(Directions for this task):
Return only the lines from the top of the data down to the one that holds "fig, ax = plt.subplots(figsize=(10, 6), dpi=76.8)", both included, without any pictures.

(Data provided):
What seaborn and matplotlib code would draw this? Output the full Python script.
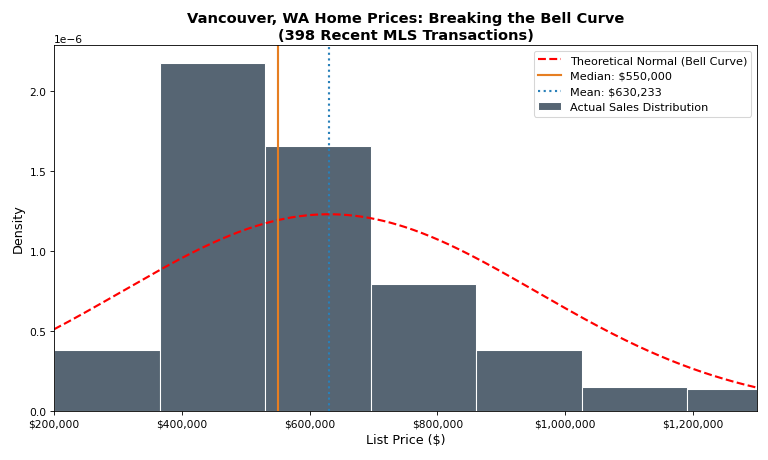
import numpy as np
import pandas as pd
import matplotlib
matplotlib.use("Agg")
import matplotlib.pyplot as plt
import matplotlib.ticker as mticker
import seaborn as sns

# --- Data ---
n_sales = 398
bin_edges = [200500, 365600, 530700, 695800, 860900, 1026000, 1191100, 1356200]
bin_counts = [25, 143, 109, 52, 25, 10, 9]   # sales per bin (visible range)
median_price = 550000
mean_price = 630233
std_price = 324500

# bar centres weighted so the histogram shows density over all 398 sales
centers = [(a + b) / 2 for a, b in zip(bin_edges[:-1], bin_edges[1:])]
widths = [b - a for a, b in zip(bin_edges[:-1], bin_edges[1:])]
density = [c / (n_sales * w) for c, w in zip(bin_counts, widths)]
df = pd.DataFrame({"price": centers, "density": density})

# --- Plot ---
fig, ax = plt.subplots(figsize=(10, 6), dpi=76.8)

sns.histplot(
    data=df,
    x="price",
    weights="density",
    bins=bin_edges,
    stat="count",
    color="#2c3e50",
    alpha=0.8,
    edgecolor="white",
    linewidth=1,
    label="Actual Sales Distribution",
    ax=ax,
)

# theoretical normal with the same mean / std
xs = np.linspace(200000, 1300000, 400)
pdf = np.exp(-0.5 * ((xs - mean_price) / std_price) ** 2) / (std_price * np.sqrt(2 * np.pi))
sns.lineplot(x=xs, y=pdf, color="red", linestyle="--", linewidth=2,
             label="Theoretical Normal (Bell Curve)", ax=ax)

ax.axvline(median_price, color="#e67e22", linewidth=2, label=f"Median: ${median_price:,.0f}")
ax.axvline(mean_price, color="#2980b9", linestyle=":", linewidth=2, label=f"Mean: ${mean_price:,.0f}")

ax.set_xlim(200000, 1300000)
ax.xaxis.set_major_formatter(mticker.StrMethodFormatter("${x:,.0f}"))
ax.set_title("Vancouver, WA Home Prices: Breaking the Bell Curve\n(398 Recent MLS Transactions)",
             fontsize=13.7, fontweight="bold")
ax.set_xlabel("List Price ($)", fontsize=12)
ax.set_ylabel("Density", fontsize=12)
ax.legend(loc="upper right", fontsize=10.5)

plt.subplots_adjust(left=0.0703, right=0.9857, top=0.900, bottom=0.1063)
plt.savefig("out.png", dpi=76.8)
plt.close()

(Complete output):
What seaborn and matplotlib code would draw this? Output the full Python script.
import numpy as np
import pandas as pd
import matplotlib
matplotlib.use("Agg")
import matplotlib.pyplot as plt
import matplotlib.ticker as mticker
import seaborn as sns

# --- Data ---
n_sales = 398
bin_edges = [200500, 365600, 530700, 695800, 860900, 1026000, 1191100, 1356200]
bin_counts = [25, 143, 109, 52, 25, 10, 9]   # sales per bin (visible range)
median_price = 550000
mean_price = 630233
std_price = 324500

# bar centres weighted so the histogram shows density over all 398 sales
centers = [(a + b) / 2 for a, b in zip(bin_edges[:-1], bin_edges[1:])]
widths = [b - a for a, b in zip(bin_edges[:-1], bin_edges[1:])]
density = [c / (n_sales * w) for c, w in zip(bin_counts, widths)]
df = pd.DataFrame({"price": centers, "density": density})

# --- Plot ---
fig, ax = plt.subplots(figsize=(10, 6), dpi=76.8)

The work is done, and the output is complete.